Previews, Interviews & Special Events/A History of Colour
The History and Development of
Colour - An Illustrated Lecture
Another fascinating evening at the NFT.
David Pierce of the NFTVA gave a nice friendly talk about the history of colour film. A bit chaotic at the start but he fumbled his way through it and got more organised as we went along. Neal Lofthouse from Banbury, Oxfordshire was there as well. Always nice to see you Neal. Mark Fuller from Bristol arrived just as we were settling into our seats and we had a few quick words then settled down for the lecture.
David explained the techniques and methods involved in some of the early processes such as:
- Tinting and Toning
Tinting replaces the white/clear parts of the film with colour
Toning replaces the dark areas with colour (c.f. Sepia)
Toning was done with cyanide compounds
Tinting can be stripped & restarted - toning can't
- Hand colouring
Artificial colouring. Each print coloured by hand
6 hours work for 1 minute of screen time
- Automated - Stencil cutting
3 feet of stencil per hour (for each or 6 colours)
Stencils then used to apply colours
2 colour - Red/Green
Film run at double speed, 32 fps. Led to mechanical breakdowns
- William & Claude Friese Green
Tinted alternate frames
Colour fringing when object moved quickly relative to the camera but very good on fairly static or slow moving scenes.
Could have become the success that Technicolor was
Additive, alternate frame, 4 colour RGBY
- Technicolor Process #1
Single strip, double speed RG
Operator controls the speed of each wheel
Dyed film RGB
Needs a lot of light to project
Subtractive, different colour emulsion on each side of the film
After the lecture there was time for a quick break then we went back in to see Black Narcissus on a wonderful dye transfer Technicolor print that Michael Pogorzelski had brought over for his lecture a few days before. Slightly scratched in places but it really reminded us why it was called Glorious Technicolor. And of course, it had the correct "black out" as Sister Ruth faints, not the "blue out" mistake that some recent prints have.

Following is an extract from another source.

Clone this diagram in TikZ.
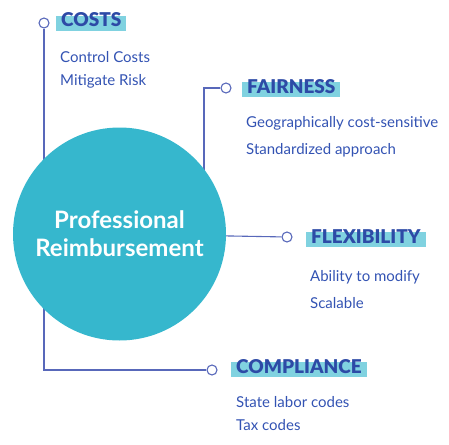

Afterwards we all retired to the bar and chatted long into the night (until they threw us out when they closed up). Had the pleasure of meeting Bryony Dixon of the BFI / NFTVA. She had been on the New Directors Award Jury at the 2002 Donostia - San Sebastián Film Festival and had helped enormously by organizing a lot of the prints of the Powell (& Pressburger) films shown there. Thanks again Bryony.